-- start --

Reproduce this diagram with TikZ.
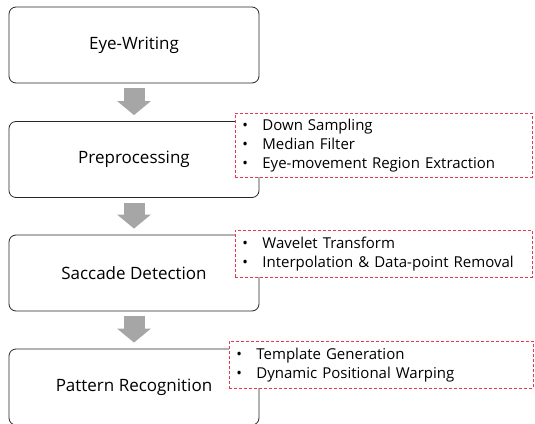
\documentclass[tikz,border=0pt]{standalone}
\usepackage{fontspec}
\setmainfont{Open Sans}
\usetikzlibrary{positioning,arrows.meta}
\definecolor{arrowgray}{HTML}{A6A6A6}
\definecolor{notered}{HTML}{E8384F}
\newcommand{\bitem}[1]{\makebox[20pt][l]{\textbullet}#1}

\begin{document}
\begin{tikzpicture}[x=1pt, y=-1pt,
    stagebox/.style={rectangle, draw=black!85, line width=0.8pt, rounded corners=7pt, minimum width=250pt, minimum height=76pt, align=center, font=\fontsize{17}{20}\selectfont},
    notebox/.style={rectangle, draw=notered, fill=white, dash pattern=on 3pt off 2pt, line width=0.8pt, align=left, inner xsep=7pt, inner ysep=3pt, anchor=north west, font=\fontsize{15}{19}\selectfont},
    blockarrow/.style={draw=arrowgray, line width=21pt, -{Triangle[length=14pt, width=33pt]}, shorten <=5pt, shorten >=6pt}
]
    \useasboundingbox (0,0) rectangle (535,423);

    % Stages
    \node[stagebox] (eye) at (134,45) {Eye-Writing};
    \node[stagebox] (pre) at (134,159.5) {Preprocessing};
    \node[stagebox] (sac) at (134,273) {Saccade Detection};
    \node[stagebox] (pat) at (134,387) {Pattern Recognition};

    \draw[blockarrow] (eye) -- (pre);
    \draw[blockarrow] (pre) -- (sac);
    \draw[blockarrow] (sac) -- (pat);

    % Details
    \node[notebox, text width=283pt, minimum height=64pt] (prenote) at (235,113) {
        \bitem{Down Sampling}\\
        \bitem{Median Filter}\\
        \bitem{Eye-movement Region Extraction}
    };
    \node[notebox, text width=283pt, minimum height=47pt] (sacnote) at (235,230) {
        \bitem{Wavelet Transform}\\
        \bitem{Interpolation \& Data-point Removal}
    };
    \node[notebox, text width=290pt, minimum height=47pt] (patnote) at (229,341) {
        \bitem{Template Generation}\\
        \bitem{Dynamic Positional Warping}
    };
\end{tikzpicture}
\end{document}
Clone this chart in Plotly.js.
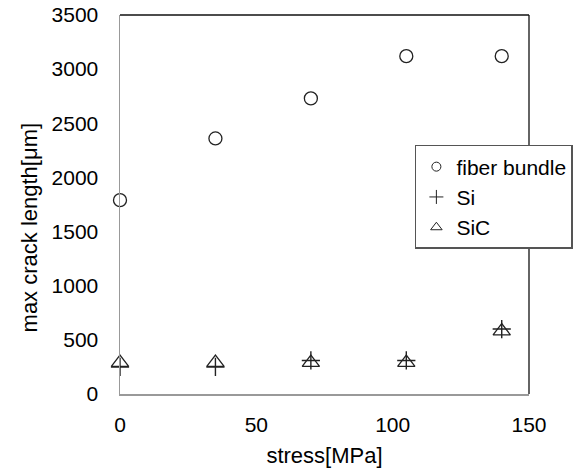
<!DOCTYPE html>
<html>
<head>
<meta charset="utf-8">
<script src="https://cdn.plot.ly/plotly-3.0.1.min.js"></script>
<style>html,body{margin:0;padding:0;background:#fff;}#chart{width:587px;height:470px;}</style>
</head>
<body>
<div id="chart"></div>
<script>
const stress = [0, 35, 70, 105, 140];
const fiberBundle = [1790, 2360, 2730, 3120, 3120];
const si = [250, 250, 310, 310, 600];
const sic = [290, 290, 290, 290, 580];
const seriesNames = ['fiber bundle', 'Si', 'SiC'];
const xTicks = [0, 50, 100, 150];
const yTicks = [0, 500, 1000, 1500, 2000, 2500, 3000, 3500];

const ink = '#222';
const fontFam = '"Liberation Sans", Arial, sans-serif';

function dataTrace(y, symbol, size, lw) {
  return {x: stress, y: y, type: 'scatter', mode: 'markers', showlegend: false, cliponaxis: false,
    marker: {symbol: symbol, size: size, color: ink, line: {color: ink, width: lw}}};
}
function legendTrace(name, symbol, size, lw) {
  return {x: [null], y: [null], type: 'scatter', mode: 'markers', name: name,
    marker: {symbol: symbol, size: size, color: ink, line: {color: ink, width: lw}}};
}

const traces = [
  dataTrace(fiberBundle, 'circle-open', 13, 1.3),
  dataTrace(si, 'cross-thin-open', 13, 1.4),
  dataTrace(sic, 'triangle-up-open', 15, 1.3),
  legendTrace(seriesNames[0], 'circle-open', 9, 1),
  legendTrace(seriesNames[1], 'cross-thin-open', 10, 1),
  legendTrace(seriesNames[2], 'triangle-up-open', 10, 1)
];

const layout = {
  width: 587, height: 470,
  margin: {l: 120, r: 58, t: 15, b: 76},
  paper_bgcolor: '#fff', plot_bgcolor: '#fff',
  font: {family: fontFam, size: 21, color: '#000'},
  showlegend: true,
  legend: {x: 0.721, y: 0.657, xanchor: 'left', yanchor: 'top',
    bordercolor: '#555', borderwidth: 1.5, bgcolor: '#fff',
    font: {family: fontFam, size: 21, color: '#000'}, tracegroupgap: 0},
  xaxis: {range: [0, 150], tickvals: xTicks, ticktext: xTicks.map(String),
    showgrid: false, zeroline: false, showline: true, linecolor: '#999', linewidth: 1.5,
    ticks: '', ticklabelstandoff: 11, fixedrange: true,
    title: {text: 'stress[MPa]', font: {family: fontFam, size: 22, color: '#000'}, standoff: 13}},
  yaxis: {range: [0, 3500], tickvals: yTicks, ticktext: yTicks.map(String),
    showgrid: false, zeroline: false, showline: true, linecolor: '#999', linewidth: 1.5,
    ticks: '', ticklabelstandoff: 16, fixedrange: true},
  annotations: [{text: 'max crack length[μm]', xref: 'paper', yref: 'paper',
    x: -0.222, y: 0.44, xanchor: 'center', yanchor: 'middle', textangle: -90, showarrow: false,
    font: {family: fontFam, size: 22, color: '#000'}}],
  shapes: [
    {type: 'line', xref: 'paper', yref: 'paper', x0: 0, x1: 1, y0: 1, y1: 1, line: {color: '#111', width: 1.3}},
    {type: 'line', xref: 'paper', yref: 'paper', x0: 1, x1: 1, y0: 0, y1: 1, line: {color: '#111', width: 1.3}}
  ]
};

Plotly.newPlot('chart', traces, layout, {displayModeBar: false, staticPlot: true});
</script>
</body>
</html>
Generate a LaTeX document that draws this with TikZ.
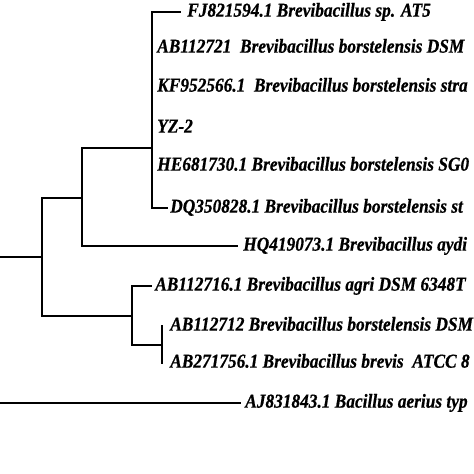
\documentclass[tikz,border=0pt]{standalone}
\usepackage{fontspec}
\setmainfont{Liberation Serif}[FakeStretch=0.88,
  BoldItalicFeatures={FakeStretch=0.88,FakeBold=0.7}]
\usetikzlibrary{positioning}
\tikzset{
  branch/.style={line width=1.3pt, line cap=rect},
  leaf/.style={anchor=west, inner sep=0pt, font=\fontsize{14}{16}\selectfont\bfseries\itshape,
               text height=0.66em, text depth=0pt},
}
\begin{document}
\begin{tikzpicture}[x=0.025cm,y=-0.025cm]
  \useasboundingbox (0,0) rectangle (474,474);
  % inner nodes
  \coordinate (nA) at (152,148);
  \coordinate (nB) at (82,198);
  \coordinate (nC) at (42,257);
  \coordinate (nD) at (132,316);
  \coordinate (nE) at (162,345);
  \coordinate (rootA) at (0,257);
  \coordinate (rootB) at (0,403);
  % leaves
  \node[leaf] (fj) at (187,12) {FJ821594.1 Brevibacillus sp. AT5};
  \node[leaf] (ab721) at (157,48) {AB112721~~Brevibacillus borstelensis DSM};
  \node[leaf] (kf) at (157,87) {KF952566.1~~Brevibacillus borstelensis stra};
  \node[leaf] (yz) at (157,128) {YZ-2};
  \node[leaf] (he) at (157,166) {HE681730.1 Brevibacillus borstelensis SG0};
  \node[leaf] (dq) at (170,208) {DQ350828.1 Brevibacillus borstelensis st};
  \node[leaf] (hq) at (243,246) {HQ419073.1 Brevibacillus aydi};
  \node[leaf] (ab716) at (155,286) {AB112716.1 Brevibacillus agri DSM 6348T};
  \node[leaf] (ab712) at (170,326) {AB112712 Brevibacillus borstelensis DSM};
  \node[leaf] (ab756) at (170,363) {AB271756.1 Brevibacillus brevis~~ATCC 8};
  \node[leaf] (aj) at (245,403) {AJ831843.1 Bacillus aerius typ};
  % branches
  \draw[branch] ([xshift=-7*0.025cm]fj.west) -| (nA |- dq.west) -- ([xshift=-3*0.025cm]dq.west);
  \draw[branch] (nA) -- (nB |- nA) |- ([xshift=-6*0.025cm]hq.west);
  \draw[branch] (nB) -- (nC |- nB) |- (nD);
  \draw[branch] (rootA) -- (nC);
  \draw[branch] ([xshift=-4*0.025cm]ab716.west) -| (nD |- nE) -- (nE);
  \draw[branch] (nE |- ab712.west) -- (nE |- ab756.west);
  \draw[branch] (rootB) -- ([xshift=-5*0.025cm]aj.west);
\end{tikzpicture}
\end{document}
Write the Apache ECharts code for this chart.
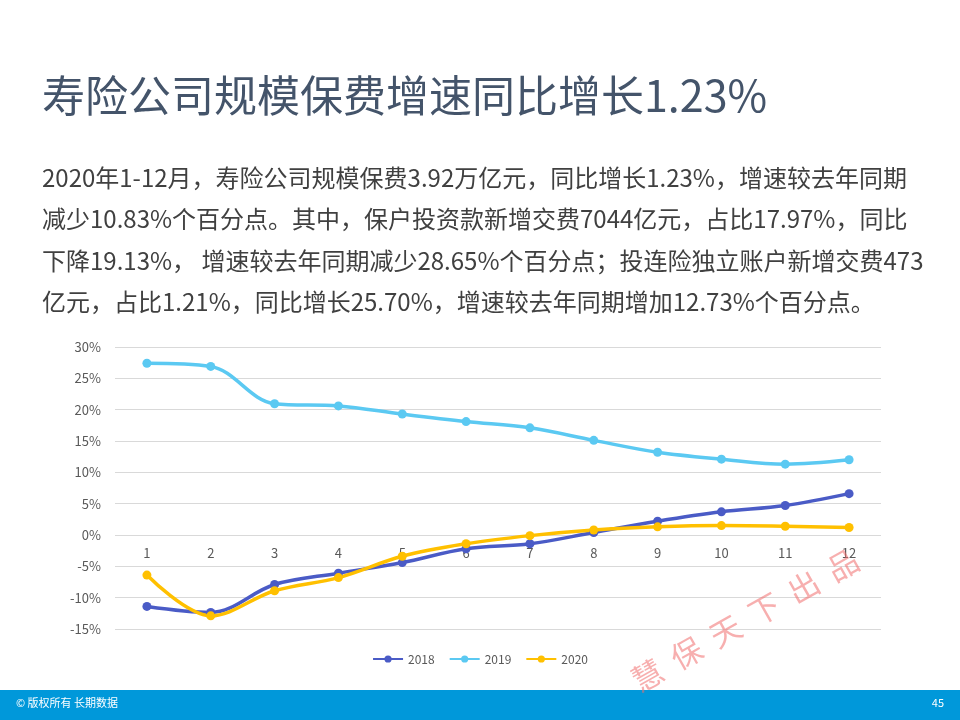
<!DOCTYPE html>
<html><head><meta charset="utf-8">
<script src="https://cdn.jsdelivr.net/npm/echarts@6/dist/echarts.min.js"></script>
<style>html,body{margin:0;padding:0;background:#fff}#c{width:960px;height:720px}</style>
</head><body><div id="c"></div>
<script>
const months = ['1','2','3','4','5','6','7','8','9','10','11','12'];
const s2018 = [-11.4, -12.35, -7.9, -6.1, -4.4, -2.2, -1.4, 0.4, 2.2, 3.7, 4.7, 6.6];
const s2019 = [27.4, 26.9, 20.95, 20.6, 19.3, 18.1, 17.1, 15.1, 13.2, 12.1, 11.3, 12.0];
const s2020 = [-6.4, -12.9, -8.9, -6.8, -3.4, -1.4, -0.1, 0.8, 1.3, 1.5, 1.4, 1.2];
const seriesNames = ['2018', '2019', '2020'];
const titleText = '寿险公司规模保费增速同比增长1.23%';
const bodyLines = [
  '2020年1-12月，寿险公司规模保费3.92万亿元，同比增长1.23%，增速较去年同期',
  '减少10.83%个百分点。其中，保户投资款新增交费7044亿元，占比17.97%，同比',
  '下降19.13%， 增速较去年同期减少28.65%个百分点；投连险独立账户新增交费473',
  '亿元，占比1.21%，同比增长25.70%，增速较去年同期增加12.73%个百分点。'
];
const watermark = '慧  保  天  下  出  品';
const footerLeft = '© 版权所有 长期数据';
const pageNo = '45';

const colors = ['#4A5BC6', '#5BC9F2', '#FFC000'];
const chart = echarts.init(document.getElementById('c'));
const font = '"Noto Sans CJK SC", "Noto Sans", sans-serif';

const graphics = [
  {type:'text', left:42, top:74, style:{text:titleText, font:'43px ' + font, fill:'#44546A'}},
  {type:'rect', left:0, top:690, shape:{width:960, height:30}, style:{fill:'#0098DA'}},
  {type:'text', left:16, top:697, style:{text:footerLeft, font:'11px ' + font, fill:'#fff'}},
  {type:'text', right:16, top:697, style:{text:pageNo, font:'11px ' + font, fill:'#fff'}},
  {type:'text', x:745, y:620, rotation:Math.PI*29.5/180, z:100,
   style:{text:watermark, font:'31px ' + font, fill:'rgba(240,110,110,0.55)', align:'center', verticalAlign:'middle'}}
];
bodyLines.forEach((t, i) => {
  graphics.push({type:'text', left:42, top:166 + i*41.3, style:{text:t, font:'24px ' + font, fill:'#404040'}});
});

const mk = (name, data, color) => ({
  name, type:'line', data, smooth:0.35, symbol:'circle', symbolSize:9,
  lineStyle:{width:3.5, color}, itemStyle:{color}
});

chart.setOption({
  textStyle:{fontFamily:font},
  animation:false,
  grid:{left:115, right:79, top:347, bottom:91, containLabel:false},
  legend:{bottom:50, left:'center', itemWidth:30, itemHeight:9, itemGap:14,
    textStyle:{color:'#595959', fontSize:12}, data:seriesNames},
  xAxis:{type:'category', data:months, boundaryGap:true, position:'bottom', offset:-94.4,
    axisLine:{show:false, onZero:false}, axisTick:{show:false},
    axisLabel:{color:'#595959', fontSize:13, margin:12}},
  yAxis:{type:'value', min:-15, max:30, interval:5,
    axisLabel:{color:'#595959', fontSize:13, formatter:'{value}%', margin:14},
    splitLine:{lineStyle:{color:'#D9D9D9', width:1}},
    axisLine:{show:false}, axisTick:{show:false}},
  series:[mk(seriesNames[0], s2018, colors[0]), mk(seriesNames[1], s2019, colors[1]), mk(seriesNames[2], s2020, colors[2])],
  graphic:graphics
});
</script></body></html>
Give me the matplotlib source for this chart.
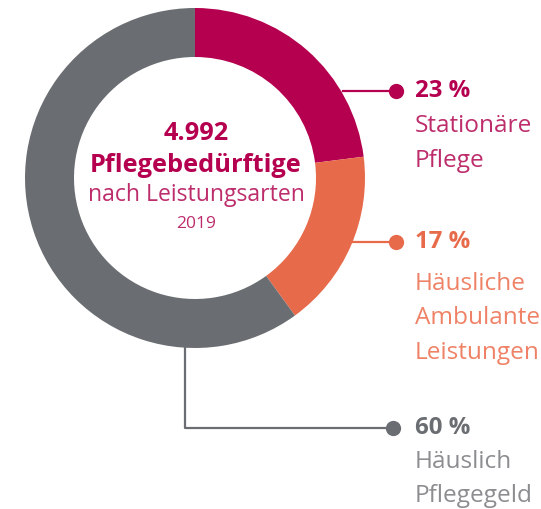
import matplotlib.pyplot as plt

plt.rcParams['font.family'] = ['Open Sans', 'DejaVu Sans']

# data
shares = [23, 17, 60]
pct_labels = ['23 %', '17 %', '60 %']
cat_labels = [['Stationäre', 'Pflege'],
              ['Häusliche', 'Ambulante', 'Leistungen'],
              ['Häuslich', 'Pflegegeld']]
colors = ['#b5004f', '#e76a4a', '#6a6d71']
text_colors = ['#bd2d6c', '#ef8266', '#8b8d90']

W, H = 541, 509

def py(y):  # pixel row -> data y (y up)
    return H - y

fig = plt.figure(figsize=(W / 100, H / 100), dpi=100)
ax = fig.add_axes([0, 0, 1, 1])

# donut
cx, cy, r_out, ring = 195, 178, 170, 49
ax.pie(shares, colors=colors, startangle=90, counterclock=False,
       center=(cx, py(cy)), radius=r_out, frame=True,
       wedgeprops=dict(width=ring, linewidth=0))
ax.set_xlim(0, W)
ax.set_ylim(0, H)
ax.set_aspect('equal')
ax.axis('off')

# centre text
ax.text(196, py(133), '4.992', ha='center', va='center', fontsize=18.3,
        fontweight='bold', color='#b5004f')
ax.text(196, py(165), 'Pflegebedürftige', ha='center', va='center', fontsize=18.3,
        fontweight='bold', color='#b5004f')
ax.text(196, py(195), 'nach Leistungsarten', ha='center', va='center', fontsize=16.6,
        color='#bd2d6c')
ax.text(196, py(224), '2019', ha='center', va='center', fontsize=12.5,
        color='#bd2d6c')

# connectors
dot_y = [91, 242, 428]
ax.plot([343, 396], [py(91), py(91)], color=colors[0], lw=1.6)
ax.plot([353, 396], [py(242), py(242)], color=colors[1], lw=1.6)
ax.plot([185, 185, 393], [py(346), py(428), py(428)], color=colors[2], lw=1.6)
dot_x = [396, 396, 393]
for i in range(3):
    ax.plot(dot_x[i], py(dot_y[i]), 'o', color=colors[i], markersize=11, mew=0)

# labels
first_line = [126, 284, 462]
step = 34.5
for i in range(3):
    ax.text(415, py(dot_y[i]), pct_labels[i], ha='left', va='center', fontsize=17.3,
            fontweight='bold', color=colors[i])
    for j, line in enumerate(cat_labels[i]):
        ax.text(415, py(first_line[i] + j * step), line, ha='left', va='center',
                fontsize=17.6, color=text_colors[i])

fig.savefig('out.png', dpi=100)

-- end --

• [EXERCISE DETAILS]:
Take the records above from their first line through the line with "(sac) -- (pat);" and set those lines down word for word, minus the pictures.

• [SOLUTION BELOW]:
Reproduce this diagram with TikZ.
\documentclass[tikz,border=0pt]{standalone}
\usepackage{fontspec}
\setmainfont{Open Sans}
\usetikzlibrary{positioning,arrows.meta}
\definecolor{arrowgray}{HTML}{A6A6A6}
\definecolor{notered}{HTML}{E8384F}
\newcommand{\bitem}[1]{\makebox[20pt][l]{\textbullet}#1}

\begin{document}
\begin{tikzpicture}[x=1pt, y=-1pt,
    stagebox/.style={rectangle, draw=black!85, line width=0.8pt, rounded corners=7pt, minimum width=250pt, minimum height=76pt, align=center, font=\fontsize{17}{20}\selectfont},
    notebox/.style={rectangle, draw=notered, fill=white, dash pattern=on 3pt off 2pt, line width=0.8pt, align=left, inner xsep=7pt, inner ysep=3pt, anchor=north west, font=\fontsize{15}{19}\selectfont},
    blockarrow/.style={draw=arrowgray, line width=21pt, -{Triangle[length=14pt, width=33pt]}, shorten <=5pt, shorten >=6pt}
]
    \useasboundingbox (0,0) rectangle (535,423);

    % Stages
    \node[stagebox] (eye) at (134,45) {Eye-Writing};
    \node[stagebox] (pre) at (134,159.5) {Preprocessing};
    \node[stagebox] (sac) at (134,273) {Saccade Detection};
    \node[stagebox] (pat) at (134,387) {Pattern Recognition};

    \draw[blockarrow] (eye) -- (pre);
    \draw[blockarrow] (pre) -- (sac);
    \draw[blockarrow] (sac) -- (pat);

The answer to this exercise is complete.